I am a principal in Tennessee.

Students who get more basic proficiency (mediocre) questions correct on tests are not advanced.  They are really really really mediocre.

Students that work on a project or task and wait for a teacher to tell them what to do are not college and career ready.  When was the last time an engineer heard from his boss, “Here are four choices of how you can do this project… one is correct, one is sort of correct, and two are wrong.”

Teachers that dispense information well are part of the problem, not the solution.  The idea that Robin Williams will be standing in front of every classroom is a fallacy and unreasonable expectation.

I am an educational transformer.

The teachers role is to spend time helping students build search and research skills to access content and learn the content in varying formats.  The mark of the best teachers are those that can facilitate student investigation and student ownership of the learning.  The ultimate goal of the teacher is to create a setting where the student is not dependent on the teacher for success.

Students critically think in every class.  Critically thinking defined as students accessing, using, and applying knowledge.  Students are not relegated to waiting on a teacher to dispense information.  Students control the information.

Students design and build products.  Students collaboratively innovate and develop their ideas across content.  Students no longer think of school as a series of mutually exclusive classes that will never overlap, but integrating skills together across traditional content areas.

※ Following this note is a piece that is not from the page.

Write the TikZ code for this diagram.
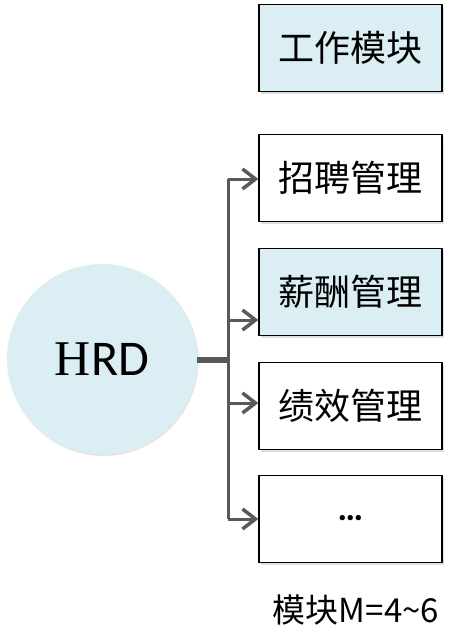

The fastest growing state in the nation in education really means that students are able to:

  • learn new content because the content in the marketplace is in constant change,
  • critically think where students can access, use, and apply information,
  • innovate to develop new ideas, and
  • collaborate in order to create quality products.

I encourage you to stop falling prey to educational reform created through legislation and bureaucracy.  Join the movement to become a transformer.

I am a dad.

Transform education for my daughters.